── Extracted data ──
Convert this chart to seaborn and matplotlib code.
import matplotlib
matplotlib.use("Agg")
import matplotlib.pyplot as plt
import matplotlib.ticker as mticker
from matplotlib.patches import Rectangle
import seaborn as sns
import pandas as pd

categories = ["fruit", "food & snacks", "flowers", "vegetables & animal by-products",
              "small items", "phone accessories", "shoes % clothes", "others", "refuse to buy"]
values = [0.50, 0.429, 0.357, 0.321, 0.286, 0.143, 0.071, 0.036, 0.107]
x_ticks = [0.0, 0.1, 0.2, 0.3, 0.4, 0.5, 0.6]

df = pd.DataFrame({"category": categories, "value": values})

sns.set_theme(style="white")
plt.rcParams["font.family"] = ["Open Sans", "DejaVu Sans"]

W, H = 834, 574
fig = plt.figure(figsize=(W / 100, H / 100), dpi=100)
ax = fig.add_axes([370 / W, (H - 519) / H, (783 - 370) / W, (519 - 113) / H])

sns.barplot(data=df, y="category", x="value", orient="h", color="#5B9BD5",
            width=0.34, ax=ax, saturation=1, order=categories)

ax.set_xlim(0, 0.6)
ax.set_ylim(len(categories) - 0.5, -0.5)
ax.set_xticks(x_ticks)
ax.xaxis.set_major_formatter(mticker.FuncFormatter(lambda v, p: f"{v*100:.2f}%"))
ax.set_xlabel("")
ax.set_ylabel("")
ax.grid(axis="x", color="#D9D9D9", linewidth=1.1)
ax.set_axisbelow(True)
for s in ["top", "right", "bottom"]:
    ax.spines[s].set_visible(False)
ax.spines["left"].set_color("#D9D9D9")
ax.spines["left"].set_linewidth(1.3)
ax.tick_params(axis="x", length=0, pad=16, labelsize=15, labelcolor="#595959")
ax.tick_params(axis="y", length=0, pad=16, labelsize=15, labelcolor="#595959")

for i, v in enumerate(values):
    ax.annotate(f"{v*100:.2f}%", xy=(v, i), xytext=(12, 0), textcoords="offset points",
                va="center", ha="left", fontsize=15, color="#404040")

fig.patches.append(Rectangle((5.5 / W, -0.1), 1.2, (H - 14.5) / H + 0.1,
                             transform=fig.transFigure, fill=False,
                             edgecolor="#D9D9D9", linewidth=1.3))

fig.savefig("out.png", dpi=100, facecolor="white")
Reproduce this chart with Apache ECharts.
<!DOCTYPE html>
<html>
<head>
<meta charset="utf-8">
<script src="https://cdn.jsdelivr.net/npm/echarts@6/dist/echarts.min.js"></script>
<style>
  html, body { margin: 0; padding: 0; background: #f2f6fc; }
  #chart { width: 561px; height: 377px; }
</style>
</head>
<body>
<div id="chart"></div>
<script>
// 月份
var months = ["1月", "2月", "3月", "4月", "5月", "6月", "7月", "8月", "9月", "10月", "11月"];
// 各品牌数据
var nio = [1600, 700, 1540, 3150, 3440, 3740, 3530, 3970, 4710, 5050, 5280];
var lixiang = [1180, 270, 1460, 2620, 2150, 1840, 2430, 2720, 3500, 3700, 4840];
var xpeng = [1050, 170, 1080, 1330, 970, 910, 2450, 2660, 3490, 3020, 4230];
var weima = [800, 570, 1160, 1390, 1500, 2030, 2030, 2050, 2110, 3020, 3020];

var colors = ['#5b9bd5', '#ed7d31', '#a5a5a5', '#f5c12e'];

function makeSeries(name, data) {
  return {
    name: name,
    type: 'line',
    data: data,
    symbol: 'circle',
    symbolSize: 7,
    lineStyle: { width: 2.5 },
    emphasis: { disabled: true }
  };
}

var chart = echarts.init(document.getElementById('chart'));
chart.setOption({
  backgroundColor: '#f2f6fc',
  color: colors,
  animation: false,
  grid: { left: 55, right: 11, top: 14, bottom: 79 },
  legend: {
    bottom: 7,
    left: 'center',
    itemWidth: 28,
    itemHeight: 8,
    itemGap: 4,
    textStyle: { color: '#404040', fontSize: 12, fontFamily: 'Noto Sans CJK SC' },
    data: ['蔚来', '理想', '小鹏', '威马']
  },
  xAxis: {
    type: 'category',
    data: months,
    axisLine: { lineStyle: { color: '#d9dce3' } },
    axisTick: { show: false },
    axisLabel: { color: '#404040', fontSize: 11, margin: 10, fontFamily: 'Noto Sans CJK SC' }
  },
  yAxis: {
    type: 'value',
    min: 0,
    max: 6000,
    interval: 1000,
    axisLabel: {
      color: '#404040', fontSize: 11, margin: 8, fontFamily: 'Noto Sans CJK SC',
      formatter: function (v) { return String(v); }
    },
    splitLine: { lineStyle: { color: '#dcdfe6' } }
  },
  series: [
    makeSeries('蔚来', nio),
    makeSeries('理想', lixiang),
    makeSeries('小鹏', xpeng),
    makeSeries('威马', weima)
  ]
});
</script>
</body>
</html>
───
**Description of the task:**
Write out again only the lines from the line containing "Reproduce this chart with Apache ECharts." through the line containing "2110, 3020, 3020];", both included, exactly as they are.

**Written response:**
Reproduce this chart with Apache ECharts.
<!DOCTYPE html>
<html>
<head>
<meta charset="utf-8">
<script src="https://cdn.jsdelivr.net/npm/echarts@6/dist/echarts.min.js"></script>
<style>
  html, body { margin: 0; padding: 0; background: #f2f6fc; }
  #chart { width: 561px; height: 377px; }
</style>
</head>
<body>
<div id="chart"></div>
<script>
// 月份
var months = ["1月", "2月", "3月", "4月", "5月", "6月", "7月", "8月", "9月", "10月", "11月"];
// 各品牌数据
var nio = [1600, 700, 1540, 3150, 3440, 3740, 3530, 3970, 4710, 5050, 5280];
var lixiang = [1180, 270, 1460, 2620, 2150, 1840, 2430, 2720, 3500, 3700, 4840];
var xpeng = [1050, 170, 1080, 1330, 970, 910, 2450, 2660, 3490, 3020, 4230];
var weima = [800, 570, 1160, 1390, 1500, 2030, 2030, 2050, 2110, 3020, 3020];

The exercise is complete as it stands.